Just from my observation - people LOVE (strong emphasis) to see study abroad on a resume when we all know well and clear that it's just a semester of consequence-free partying in some warm and touristy western European city, most frequently done during the spring semester for us in colder states. A buddy of mine took a wine tasting class that actually fulfilled some undergrad requirement back at our school. He also said the classes were total jokes, he'd skipped several weeks in total that semester to go to festivals and other touristy cities, didn't learn anything, and got a 4.0 that all transferred back.

Wouldn't a visiting semester at an Ivy demonstrate more merit?

Isn't the most common grade awarded at Harvard an "A"?

Array
 

Maybe... grade inflation is real though, I agree. I think their trick is making an A count as 4.3 or something to offset the A- and Bs.

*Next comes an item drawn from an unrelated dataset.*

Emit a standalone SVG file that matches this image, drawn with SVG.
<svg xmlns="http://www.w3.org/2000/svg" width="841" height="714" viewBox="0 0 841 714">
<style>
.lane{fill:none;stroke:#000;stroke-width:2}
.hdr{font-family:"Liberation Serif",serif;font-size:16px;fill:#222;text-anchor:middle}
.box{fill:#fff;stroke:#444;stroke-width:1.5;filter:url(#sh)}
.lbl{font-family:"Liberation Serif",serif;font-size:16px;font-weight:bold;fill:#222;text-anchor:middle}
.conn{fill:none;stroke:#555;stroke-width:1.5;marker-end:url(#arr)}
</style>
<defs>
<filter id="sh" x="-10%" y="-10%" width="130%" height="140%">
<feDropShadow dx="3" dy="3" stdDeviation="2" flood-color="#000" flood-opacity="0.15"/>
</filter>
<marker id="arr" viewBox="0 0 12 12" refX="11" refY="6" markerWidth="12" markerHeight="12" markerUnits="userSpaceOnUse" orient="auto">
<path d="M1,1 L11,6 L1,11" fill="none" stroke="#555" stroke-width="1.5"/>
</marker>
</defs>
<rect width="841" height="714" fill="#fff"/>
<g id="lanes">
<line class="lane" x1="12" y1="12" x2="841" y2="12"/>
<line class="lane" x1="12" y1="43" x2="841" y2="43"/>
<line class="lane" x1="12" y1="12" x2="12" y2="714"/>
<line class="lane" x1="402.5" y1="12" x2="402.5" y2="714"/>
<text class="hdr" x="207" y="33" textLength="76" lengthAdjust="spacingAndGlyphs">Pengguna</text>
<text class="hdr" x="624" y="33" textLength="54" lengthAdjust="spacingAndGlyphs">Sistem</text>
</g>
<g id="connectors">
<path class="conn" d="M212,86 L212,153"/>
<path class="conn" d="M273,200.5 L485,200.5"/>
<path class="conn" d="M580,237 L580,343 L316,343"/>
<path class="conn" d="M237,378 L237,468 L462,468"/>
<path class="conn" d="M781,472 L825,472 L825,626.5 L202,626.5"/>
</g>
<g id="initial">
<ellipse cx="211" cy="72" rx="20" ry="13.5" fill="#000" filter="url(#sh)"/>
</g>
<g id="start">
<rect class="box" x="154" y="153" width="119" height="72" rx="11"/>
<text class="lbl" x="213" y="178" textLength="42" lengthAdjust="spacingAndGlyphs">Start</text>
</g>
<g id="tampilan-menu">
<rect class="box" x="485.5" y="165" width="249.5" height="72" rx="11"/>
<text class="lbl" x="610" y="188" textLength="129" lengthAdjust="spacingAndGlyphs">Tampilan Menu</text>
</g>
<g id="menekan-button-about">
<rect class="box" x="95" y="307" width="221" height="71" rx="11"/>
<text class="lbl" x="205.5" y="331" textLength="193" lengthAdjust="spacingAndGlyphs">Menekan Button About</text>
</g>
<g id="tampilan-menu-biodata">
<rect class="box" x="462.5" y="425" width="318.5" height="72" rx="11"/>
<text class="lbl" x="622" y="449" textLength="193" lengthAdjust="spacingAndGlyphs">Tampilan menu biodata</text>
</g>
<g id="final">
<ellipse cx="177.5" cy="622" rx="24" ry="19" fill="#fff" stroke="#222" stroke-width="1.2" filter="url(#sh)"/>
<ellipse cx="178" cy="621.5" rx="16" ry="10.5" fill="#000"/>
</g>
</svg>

Although, still a more difficult and "real" learning experience than everyone's panty dropper - "studying" abroad, no?

 

I agree with the recruiter that internships (I'm talking freshman and sophomore summers) are essential. I went to a target and virtually all of the people who secured junior summer analysts positions at top firms like Goldman Sachs and Evercore had sophomore investment banking experience.

You could major in international relations, english, art history - it doesn't matter. If you go to a non-target or semi-target, however, it's almost required that you're a finance major. But at a target, whether you think it's justified or not, your major or any certificate program isn't that relevant. They just care that you have the internship experience.

 

This Fall I will be taking a Harvard Extension School course and plan to take a couple more after.

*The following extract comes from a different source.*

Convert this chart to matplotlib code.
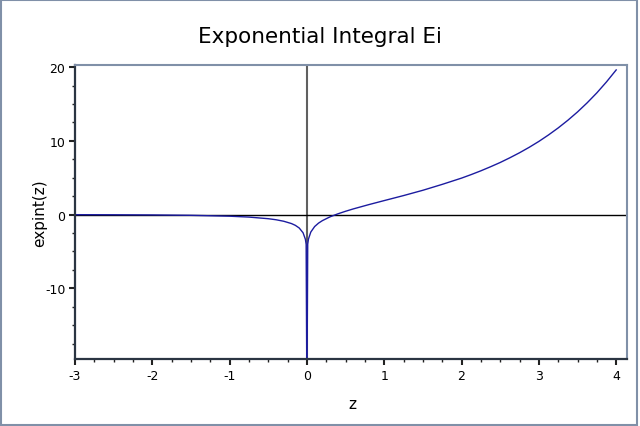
import numpy as np
import matplotlib
matplotlib.use("Agg")
import matplotlib.pyplot as plt
from matplotlib.patches import Rectangle
from matplotlib.ticker import MultipleLocator

plt.rcParams["axes.unicode_minus"] = False

# values
z = [-3, -2.5, -2, -1.5, -1, -0.75, -0.5, -0.4, -0.3, -0.2, -0.15, -0.1, -0.05, -0.02, -0.01,
     0.0,
     0.01, 0.02, 0.05, 0.1, 0.15, 0.2, 0.3, 0.4, 0.5, 0.6, 0.8, 1, 1.25, 1.5, 1.75,
     2, 2.125, 2.25, 2.375, 2.5, 2.625, 2.75, 2.875, 3, 3.125, 3.25, 3.375, 3.5,
     3.625, 3.75, 3.875, 4]
ei = [-0.013, -0.025, -0.049, -0.10, -0.219, -0.34, -0.56, -0.70, -0.906, -1.22, -1.46, -1.82,
      -2.47, -3.35, -4.04,
      -25.0,
      -4.02, -3.31, -2.37, -1.62, -1.16, -0.82, -0.30, 0.10, 0.45, 0.77, 1.35, 1.90, 2.58, 3.30, 4.10,
      4.95, 5.43, 5.94, 6.49, 7.07, 7.71, 8.39, 9.13, 9.93, 10.81, 11.76, 12.80, 13.93,
      15.17, 16.52, 18.01, 19.63]

title = "Exponential Integral Ei"
xlab = "z"
ylab = "expint(z)"

fig = plt.figure(figsize=(6.4, 4.27), dpi=100)
ax = fig.add_axes([75/640, 67/427, 552/640, 294/427])

ax.axvline(0, color="#606060", lw=1.5, zorder=1)
ax.axhline(0, color="black", lw=1.0, zorder=1)
ax.plot(z, ei, color="#1c1ca0", lw=1.0, zorder=2)

ax.set_xlim(-3, 4.14)
ax.set_ylim(-19.6, 20.3)
ax.xaxis.set_major_locator(MultipleLocator(1))
ax.xaxis.set_minor_locator(MultipleLocator(0.25))
ax.yaxis.set_major_locator(MultipleLocator(10))
ax.yaxis.set_minor_locator(MultipleLocator(2.5))
ax.tick_params(which="major", direction="out", length=4, width=1.5, color="#222222",
               labelsize=9, pad=3)
ax.tick_params(which="minor", direction="out", length=2, width=1, color="#222222")
ax.set_xticklabels([f"{int(v)}" for v in ax.get_xticks()])

for s in ("left", "bottom"):
    ax.spines[s].set_color("#2b3542")
    ax.spines[s].set_linewidth(1.6)
for s in ("top", "right"):
    ax.spines[s].set_color("#8090a8")
    ax.spines[s].set_linewidth(1.5)

fig.text(0.5, 1 - 37/427, title, ha="center", va="center", fontsize=15.5)
fig.text(352/640, 1 - 405/427, xlab, ha="center", va="center", fontsize=11)
fig.text(40/640, 1 - 213/427, ylab, ha="center", va="center", rotation=90, fontsize=11)

fig.patches.append(Rectangle((0.002, 0.003), 0.994, 0.994, transform=fig.transFigure,
                             fill=False, edgecolor="#8090a8", lw=1.5))

fig.savefig("out.png", dpi=100)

Granted its not a certificate course like the HBX ones it's an actual, full, for credit course that is applicable to my non-target finance degree. I have yet to add them to my LinkedIn but when I do it will state exactly what I took and where from. For example, Harvard Extension School: Courses: Principles of Finance, Macroeconomic Theory...etc GPA: x.xx, Project details..... This for me is most important because I get to learn from some of the best lecturers like Rand Ghayad.

No way is it a good idea to sell yourself as a target school graduate, but it should not diminish the education quality you get.

**Item 4 - Mine Safety Disclosures. Not applicable.**
 
35noidea:
This Fall I will be taking a Harvard Extension School course and plan to take a couple more after.

Granted its not a certificate course like the HBX ones it's an actual, full, for credit course that is applicable to my non-target finance degree. I have yet to add them to my LinkedIn but when I do it will state exactly what I took and where from. For example, Harvard Extension School: Courses: Principles of Finance, Macroeconomic Theory...etc GPA: x.xx, Project details..... This for me is most important because I get to learn from some of the best lecturers like Rand Ghayad.

No way is it a good idea to sell yourself as a target school graduate, but it should not diminish the education quality you get.

I would strongly recommend against adding that to your Linkedin. If you're doing it for the learning experience then more power to you, but keep it off your resume or Linkedin. You will look ridiculous if you add it on.